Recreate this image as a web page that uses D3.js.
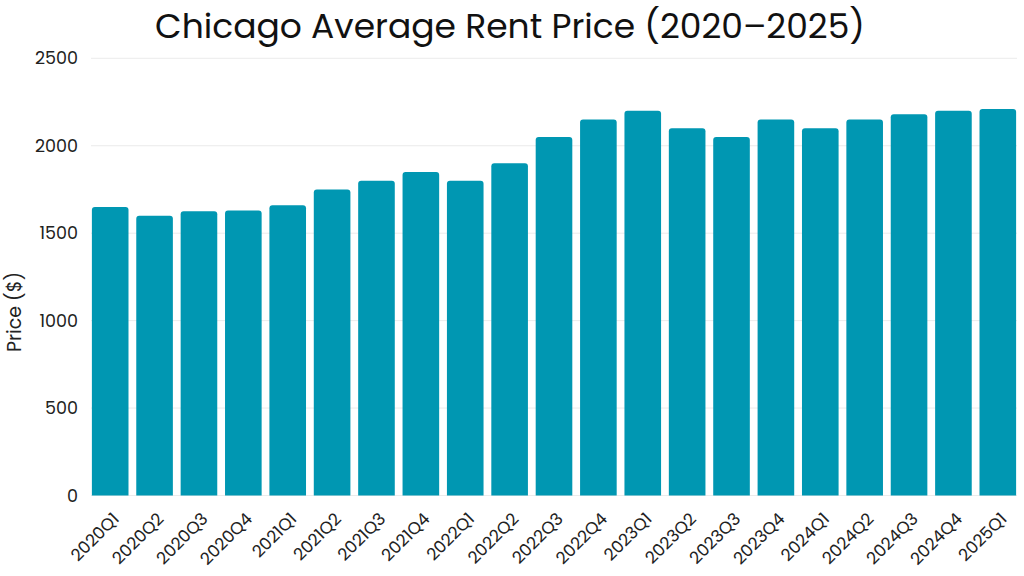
<!DOCTYPE html>
<html>
<head>
<meta charset="utf-8">
<script src="https://cdn.jsdelivr.net/npm/d3@7"></script>
<style>
  html, body { margin: 0; padding: 0; background: #fff; }
  svg { display: block; font-family: "Poppins", "Open Sans", sans-serif; }
</style>
</head>
<body>
<svg id="chart" width="1024" height="576"></svg>
<script>
const categories = ["2020Q1","2020Q2","2020Q3","2020Q4","2021Q1","2021Q2","2021Q3","2021Q4",
  "2022Q1","2022Q2","2022Q3","2022Q4","2023Q1","2023Q2","2023Q3","2023Q4",
  "2024Q1","2024Q2","2024Q3","2024Q4","2025Q1"];
const prices = [1650,1600,1625,1630,1660,1750,1800,1850,1800,1900,2050,2150,2200,2100,2050,2150,2100,2150,2180,2200,2210];
const yTicks = [0,500,1000,1500,2000,2500];
const titleText = "Chicago Average Rent Price (2020\u20132025)";
const yLabelText = "Price ($)";

const svg = d3.select("#chart");
const x = d3.scaleBand().domain(categories).range([88, 1020]).paddingInner(0.175).paddingOuter(0.0875);
const y = d3.scaleLinear().domain([0, 2500]).range([495.5, 58.3]);

const gridX0 = 91, gridX1 = 1017;

// gridlines
svg.append("g").selectAll("line").data(yTicks).join("line")
  .attr("x1", gridX0).attr("x2", gridX1)
  .attr("y1", d => y(d)).attr("y2", d => y(d))
  .attr("stroke", "#ebebeb").attr("stroke-width", 1);

// y tick labels
svg.append("g").selectAll("text").data(yTicks).join("text")
  .attr("x", 78).attr("y", d => y(d)).attr("dy", "0.35em")
  .attr("text-anchor", "end").attr("font-size", 17.5).attr("fill", "#222")
  .text(d => d);

// bars with rounded top corners
const r = 3;
function barPath(d, i) {
  const x0 = x(categories[i]), w = x.bandwidth();
  const yt = y(d), yb = y(0);
  return `M${x0},${yb}V${yt + r}Q${x0},${yt} ${x0 + r},${yt}H${x0 + w - r}Q${x0 + w},${yt} ${x0 + w},${yt + r}V${yb}Z`;
}
svg.append("g").selectAll("path").data(prices).join("path")
  .attr("d", (d, i) => barPath(d, i))
  .attr("fill", "#0097b2");

// x tick labels
svg.append("g").selectAll("text").data(categories).join("text")
  .attr("transform", d => `translate(${x(d) + x.bandwidth() / 2 + 10},520) rotate(-45)`)
  .attr("text-anchor", "end").attr("font-size", 17).attr("fill", "#222")
  .text(d => d);

// y axis label
svg.append("text")
  .attr("transform", "translate(21,312) rotate(-90)")
  .attr("text-anchor", "middle").attr("font-size", 19).attr("fill", "#222")
  .text(yLabelText);

// title
svg.append("text")
  .attr("x", 510).attr("y", 37.5)
  .attr("text-anchor", "middle").attr("font-size", 34.5).attr("fill", "#111")
  .text(titleText);
</script>
</body>
</html>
================================
### [Stated goal]
Copy out each line word for word, please, skipping the images.

### [Result]
Recreate this image as a web page that uses D3.js.
<!DOCTYPE html>
<html>
<head>
<meta charset="utf-8">
<script src="https://cdn.jsdelivr.net/npm/d3@7"></script>
<style>
  html, body { margin: 0; padding: 0; background: #fff; }
  svg { display: block; font-family: "Poppins", "Open Sans", sans-serif; }
</style>
</head>
<body>
<svg id="chart" width="1024" height="576"></svg>
<script>
const categories = ["2020Q1","2020Q2","2020Q3","2020Q4","2021Q1","2021Q2","2021Q3","2021Q4",
  "2022Q1","2022Q2","2022Q3","2022Q4","2023Q1","2023Q2","2023Q3","2023Q4",
  "2024Q1","2024Q2","2024Q3","2024Q4","2025Q1"];
const prices = [1650,1600,1625,1630,1660,1750,1800,1850,1800,1900,2050,2150,2200,2100,2050,2150,2100,2150,2180,2200,2210];
const yTicks = [0,500,1000,1500,2000,2500];
const titleText = "Chicago Average Rent Price (2020\u20132025)";
const yLabelText = "Price ($)";

const svg = d3.select("#chart");
const x = d3.scaleBand().domain(categories).range([88, 1020]).paddingInner(0.175).paddingOuter(0.0875);
const y = d3.scaleLinear().domain([0, 2500]).range([495.5, 58.3]);

const gridX0 = 91, gridX1 = 1017;

// gridlines
svg.append("g").selectAll("line").data(yTicks).join("line")
  .attr("x1", gridX0).attr("x2", gridX1)
  .attr("y1", d => y(d)).attr("y2", d => y(d))
  .attr("stroke", "#ebebeb").attr("stroke-width", 1);

// y tick labels
svg.append("g").selectAll("text").data(yTicks).join("text")
  .attr("x", 78).attr("y", d => y(d)).attr("dy", "0.35em")
  .attr("text-anchor", "end").attr("font-size", 17.5).attr("fill", "#222")
  .text(d => d);

// bars with rounded top corners
const r = 3;
function barPath(d, i) {
  const x0 = x(categories[i]), w = x.bandwidth();
  const yt = y(d), yb = y(0);
  return `M${x0},${yb}V${yt + r}Q${x0},${yt} ${x0 + r},${yt}H${x0 + w - r}Q${x0 + w},${yt} ${x0 + w},${yt + r}V${yb}Z`;
}
svg.append("g").selectAll("path").data(prices).join("path")
  .attr("d", (d, i) => barPath(d, i))
  .attr("fill", "#0097b2");

// x tick labels
svg.append("g").selectAll("text").data(categories).join("text")
  .attr("transform", d => `translate(${x(d) + x.bandwidth() / 2 + 10},520) rotate(-45)`)
  .attr("text-anchor", "end").attr("font-size", 17).attr("fill", "#222")
  .text(d => d);

// y axis label
svg.append("text")
  .attr("transform", "translate(21,312) rotate(-90)")
  .attr("text-anchor", "middle").attr("font-size", 19).attr("fill", "#222")
  .text(yLabelText);

// title
svg.append("text")
  .attr("x", 510).attr("y", 37.5)
  .attr("text-anchor", "middle").attr("font-size", 34.5).attr("fill", "#111")
  .text(titleText);
</script>
</body>
</html>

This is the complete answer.